Designing a local-first agent that actually does work. Guardrails, logs, workflow specs?
I’m building a local-first “personal AI OS” that can run tools (shell + APIs), keep memory, and execute workflows. I want it to behave like a reliable operator, not a conversational assistant.
Primitives so far:
- Action interface: tools are explicit, logged, and replayable
- Router: pick model/path based on task type (code vs factual vs writing)
- Memory: durable preferences separate from daily notes, with strict rules for external posting
- Reminders/cron: scheduled system events, not vague “I’ll remember”

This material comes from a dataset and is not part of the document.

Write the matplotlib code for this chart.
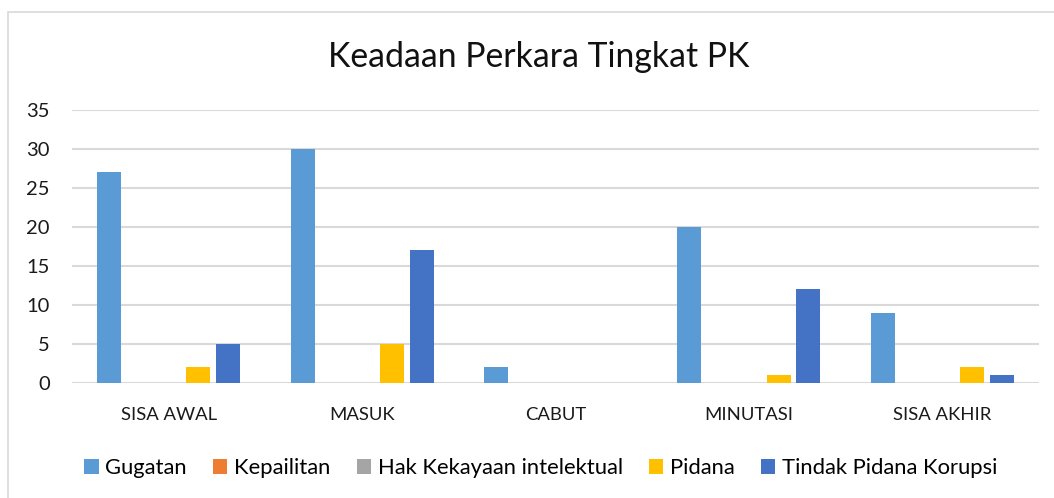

- Artifact delivery: send actual attachments first so the result is visible
Constraints (so replies stay concrete):
- Single-user, local-first
- Default stance: no external side-effects without explicit approval
- Auditability over “magic”
Hard problems I’m actively wrestling with:
- Trust boundaries: per-action approvals vs per-workflow vs trust tiers
- Error surfaces: raw tool logs are truthful but noisy, summaries are readable but can hide failure causes
- Memory hygiene: how to keep preference memory compact and correct over weeks
Questions for people who’ve built agents that run real actions:
- What are your must-have guardrails, confirm gates, or circuit breakers?
- What does an ideal audit log look like, minimal, verbose, or both?
- How do you represent workflows, code, YAML, natural language plus tests, something else?
Bonus: if you can, drop a sample audit-log schema or a minimal workflow spec you’ve used.